Social Security benefits carry their own federal protection that applies regardless of whether you elect state or federal exemptions. Under 42 U.S.C. § 407, Social Security payments are exempt from any bankruptcy proceeding. The only exceptions are federal tax levies and court-ordered child support or alimony.8Social Security Administration. Levy and Garnishment of Benefits

Life Insurance and Annuities

Texas provides broad protection for life insurance and annuity benefits. Under the Insurance Code, the cash value and proceeds of life insurance policies and annuity contracts are fully exempt from creditor claims in bankruptcy. The benefits belong exclusively to the named beneficiary or insured and cannot be seized to pay the policyholder’s debts.9State of Texas. Texas Insurance Code INS 1108-051 This protection applies to policies issued by life, health, or accident insurance companies, as well as annuity or benefit plans used by employers or individuals.

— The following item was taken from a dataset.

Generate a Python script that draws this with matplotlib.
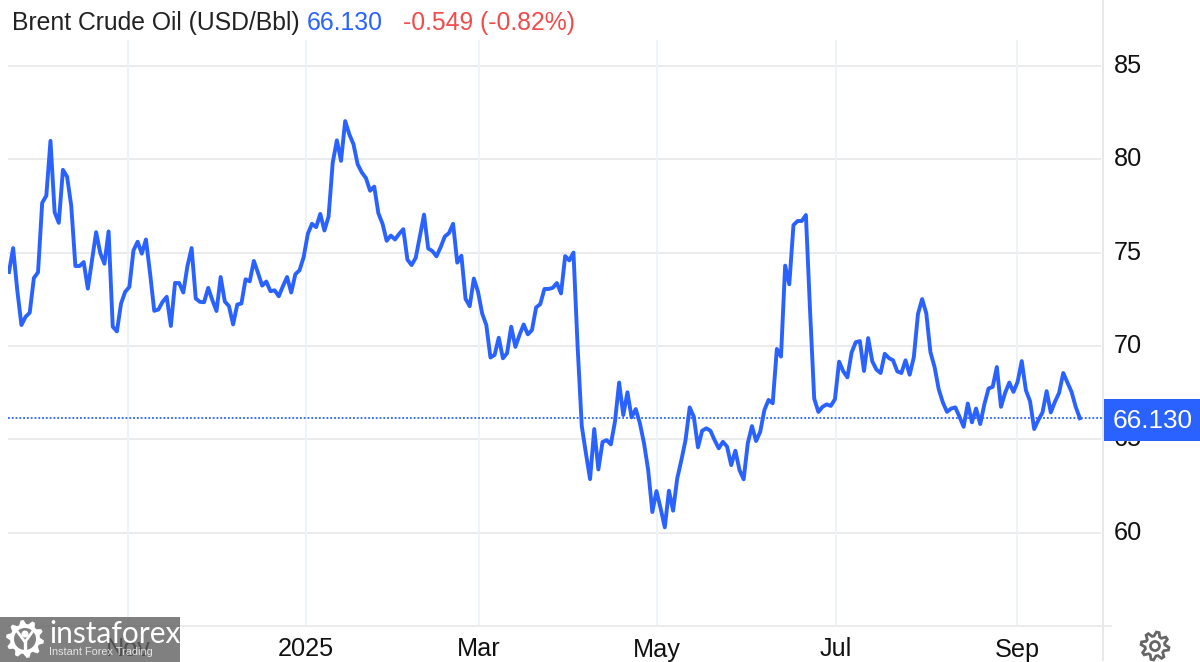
import matplotlib
import matplotlib.pyplot as plt
import numpy as np
import pandas as pd
from matplotlib.patches import Circle, Polygon, Rectangle
from matplotlib.transforms import ScaledTranslation

matplotlib.use("Agg")

plt.rcParams["font.family"] = ["Liberation Sans", "DejaVu Sans"]

BLUE = "#2962ff"
RED = "#f24b4b"
GRID = "#e7e8ea"
VGRID = "#eef3f8"
WM_GRAY = "#606060"

brent = [
    73.96, 75.24, 72.98, 71.12, 71.56, 71.78, 73.64, 73.94, 77.66, 78.05,
    80.98, 77.16, 76.59, 79.43, 79.06, 77.51, 74.28, 74.28, 74.49, 73.07,
    74.58, 76.09, 74.97, 74.40, 76.13, 71.03, 70.78, 72.27, 72.90, 73.16,
    75.12, 75.58, 74.94, 75.70, 73.87, 71.88, 71.95, 72.36, 72.63, 71.07,
    73.37, 73.37, 72.86, 74.28, 75.24, 72.54, 72.36, 72.34, 73.11, 72.45,
    71.87, 73.69, 72.38, 72.13, 71.15, 72.22, 72.27, 73.57, 73.46, 74.55,
    73.91, 73.23, 73.45, 72.93, 72.98, 72.66, 73.20, 73.69, 72.86, 73.84,
    74.05, 74.76, 76.00, 76.54, 76.36, 77.07, 76.18, 76.93, 79.82, 81.01,
    79.91, 82.04, 81.33, 80.80, 79.73, 79.29, 78.99, 78.31, 78.53, 77.10,
    76.54, 75.63, 75.91, 75.70, 76.00, 76.25, 74.62, 74.33, 74.72, 75.86,
    77.03, 75.22, 75.08, 74.80, 75.29, 75.86, 76.04, 76.54, 74.46, 74.83,
    72.52, 72.13, 73.61, 72.90, 71.74, 71.12, 69.38, 69.52, 70.44, 69.34,
    69.61, 71.03, 69.95, 70.59, 71.15, 70.62, 70.85, 72.06, 72.24, 73.05,
    73.05, 73.11, 73.37, 72.81, 74.81, 74.58, 75.00, 69.96, 65.71, 64.25,
    62.87, 65.55, 63.39, 64.86, 64.96, 64.73, 65.95, 68.04, 66.30, 67.52,
    66.18, 66.62, 65.86, 64.79, 63.36, 61.11, 62.23, 61.30, 60.29, 62.25,
    61.18, 62.91, 63.89, 64.96, 66.71, 66.21, 64.57, 65.46, 65.59, 65.46,
    64.96, 64.52, 64.87, 64.61, 63.62, 64.39, 63.36, 62.86, 64.79, 65.71,
    64.91, 65.41, 66.57, 67.11, 66.93, 69.84, 69.43, 74.30, 73.30, 76.47,
    76.69, 76.69, 77.01, 71.89, 67.18, 66.47, 66.74, 66.87, 66.79, 67.15,
    69.16, 68.64, 68.32, 69.64, 70.20, 70.26, 68.66, 70.42, 69.17, 68.73,
    68.55, 69.58, 69.35, 69.23, 68.64, 68.55, 69.23, 68.46, 69.40, 71.71,
    72.51, 71.75, 69.67, 68.87, 67.68, 66.97, 66.47, 66.65, 66.71, 66.21,
    65.67, 66.92, 65.91, 66.65, 65.82, 66.88, 67.72, 67.81, 68.87, 66.74,
    67.49, 68.04, 67.54, 68.07, 69.19, 67.63, 67.04, 65.55, 66.03, 66.44,
    67.58, 66.44, 67.01, 67.49, 68.55, 68.04, 67.54, 66.74, 66.13,
]

dates = pd.date_range("2024-09-21 08:00", "2025-09-22 12:00", periods=len(brent))
month_ticks = pd.to_datetime(["2024-11-01", "2025-01-01", "2025-03-01", "2025-05-01", "2025-07-01", "2025-09-01"])
month_labels = ["Nov", "2025", "Mar", "May", "Jul", "Sep"]
price_ticks = [60, 65, 70, 75, 80, 85]
last_price = 66.130


def gear(ax, cx, cy, r_out, r_in, teeth, **kw):
    # outline alternates between tooth tips and roots
    angles = np.linspace(0, 2 * np.pi, teeth * 4, endpoint=False) + np.pi / (teeth * 4)
    radius = np.tile([r_out, r_out, r_in, r_in], teeth)
    pts = np.column_stack([cx + radius * np.cos(angles), cy + radius * np.sin(angles)])
    ax.add_patch(Polygon(pts, closed=True, **kw))


fig = plt.figure(figsize=(12, 6.62), dpi=100)
W, H = 1200, 662

# main plot area in pixel terms: x 8-1103, y 40-625
ax = fig.add_axes([8 / W, 1 - 625 / H, (1103 - 8) / W, (625 - 40) / H])
ax.set_xlim(pd.Timestamp("2024-09-21 00:00"), pd.Timestamp("2025-09-30 10:00"))
ax.set_ylim(55.06, 86.38)
for side in ax.spines:
    ax.spines[side].set_visible(False)

ax.hlines(price_ticks, 0, 0.998, transform=ax.get_yaxis_transform(), color=GRID, lw=1.2, zorder=1)
ax.vlines(month_ticks, 0, 1, transform=ax.get_xaxis_transform(), color=VGRID, lw=1.4, zorder=1)
ax.axhline(last_price, color=BLUE, lw=1.3, ls=(0, (1, 1.1)), zorder=2)
ax.plot(dates, brent, color=BLUE, lw=2.8, solid_joinstyle="round", zorder=3)

ax.set_xticks(month_ticks)
ax.set_xticklabels(month_labels)
ax.yaxis.tick_right()
ax.set_yticks(price_ticks)
ax.tick_params(axis="x", length=0, pad=9, labelsize=18.2, labelcolor="#111111")
ax.tick_params(axis="y", length=0, pad=8, labelsize=18.2, labelcolor="#111111")

# price labels sit a little above their gridlines
nudge = ScaledTranslation(0, 2.5 / 100, fig.dpi_scale_trans)
for lbl in ax.get_yticklabels():
    lbl.set_transform(lbl.get_transform() + nudge)

# overlay in pixel coordinates for title, price flag and watermark
top = fig.add_axes([0, 0, 1, 1], facecolor="none")
top.set_xlim(0, W)
top.set_ylim(H, 0)
top.axis("off")

top.plot([1103, 1103], [0, 660], color=GRID, lw=1.4, zorder=1)
top.plot([8, 1111], [625.5, 625.5], color=GRID, lw=1.2, zorder=1)

top.text(12, 23, "Brent Crude Oil (USD/Bbl)", fontsize=17.8, color="#222222", va="center")
top.text(307, 23, "66.130", fontsize=17.8, color=BLUE, va="center")
top.text(403, 23, "-0.549 (-0.82%)", fontsize=17.8, color=RED, va="center")

top.add_patch(Rectangle((1104, 399), 96, 42, facecolor=BLUE, edgecolor="none", zorder=4))
top.text(1153, 420.5, "66.130", fontsize=18.8, color="white", ha="center", va="center", zorder=5)

# settings gear
gear(top, 1155, 646, 14, 10, 8, facecolor="none", edgecolor="#666666", lw=2)
top.add_patch(Circle((1155, 646), 4.5, facecolor="none", edgecolor="#666666", lw=2))

# watermark, translucent so the Nov label shows through
top.add_patch(Rectangle((0, 617), 180, 45, facecolor=WM_GRAY, alpha=0.8, edgecolor="none", zorder=6))
gear(top, 25, 639, 19, 15, 10, facecolor="white", edgecolor="none", zorder=7)
top.add_patch(Circle((25, 639), 11, facecolor="#808080", edgecolor="none", zorder=7))
top.add_patch(Circle((25, 634), 3.5, facecolor="white", edgecolor="none", zorder=8))
top.plot([17, 25, 33], [631, 642, 631], color="white", lw=2, zorder=8)
top.plot([25, 25], [642, 653], color="white", lw=2.4, zorder=8)
top.text(49, 634, "instaforex", fontsize=21.5, color="white", va="center", family="Lato", zorder=8)
top.text(49, 652, "Instant Forex Trading", fontsize=7.8, color="#e4e4e4", va="center", zorder=8)

fig.savefig("out.png", dpi=100)
plt.close(fig)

Retirement Account Exemptions

Texas exempts virtually all retirement savings from the bankruptcy estate. The definition of “qualified savings plan” under Texas law is intentionally broad and covers:

  • Employer-sponsored plans such as 401(k)s and pensions (private, government, and church)
  • Self-employment plans including SEP-IRAs and solo 401(k)s
  • Individual retirement accounts including traditional IRAs, Roth IRAs, and inherited IRAs
  • Health savings accounts (HSAs)
  • Education accounts including Coverdell accounts, 529 plans, and Texas prepaid tuition contracts
  • ABLE accounts for individuals with disabilities

These accounts are exempt whether or not they’re vested, and the Texas exemption itself has no dollar cap.10State of Texas. Texas Property Code Section 42-0021 – Additional Exemption for Certain Savings Plans

Federal law adds one important limitation. Traditional and Roth IRA balances (not including rollovers from employer plans) are capped at $1,711,975 per person. That cap was adjusted effective April 1, 2025, and remains in effect through March 31, 2028.2Office of the Law Revision Counsel. 11 USC 522 – Exemptions Employer-sponsored plans like 401(k)s and pensions have no federal dollar cap and remain fully protected regardless of balance. Money rolled over from a 401(k) into an IRA also doesn’t count against the IRA cap.

Debts Chapter 7 Won’t Erase

Exemptions protect your property, but they don’t determine which debts get wiped out. Certain categories of debt survive a Chapter 7 discharge no matter what. Understanding this upfront prevents the unpleasant surprise of filing bankruptcy only to find your most painful obligation still waiting on the other side.

The major non-dischargeable debts include:

  • Child support and alimony: All domestic support obligations survive bankruptcy.
  • Most tax debts: Recent income taxes, taxes where no return was filed, and fraudulent tax liabilities cannot be discharged.
  • Student loans: These survive unless you can demonstrate “undue hardship” to the court, a notoriously difficult standard to meet.
  • Debts from fraud: Money obtained through false pretenses, false financial statements, or actual fraud remains your responsibility.
  • Debts from willful injury: If you intentionally harmed someone or their property, the resulting liability is not dischargeable.
  • Recent luxury purchases: Consumer debts over $900 for luxury goods incurred within 90 days of filing are presumed non-dischargeable, as are cash advances over $1,250 taken within 70 days of filing.
11Office of the Law Revision Counsel. 11 USC 523 – Exceptions to Discharge

Credit card balances, medical bills, personal loans, utility arrears, and old lease obligations are generally dischargeable. Those are the debts where Chapter 7 provides its real value.

Filing Costs

A Chapter 7 filing carries a court administrative fee of $78.12United States Courts. Bankruptcy Court Miscellaneous Fee Schedule The total court filing fee, including all components, is $338 and can be paid in installments with court approval. Attorney fees for a straightforward Chapter 7 in Texas typically range from $1,000 to $3,000 depending on the complexity of your case. Before filing, you’re also required to complete a credit counseling course from an approved provider, and a debtor education course before receiving your discharge. Both courses usually cost around $20 each.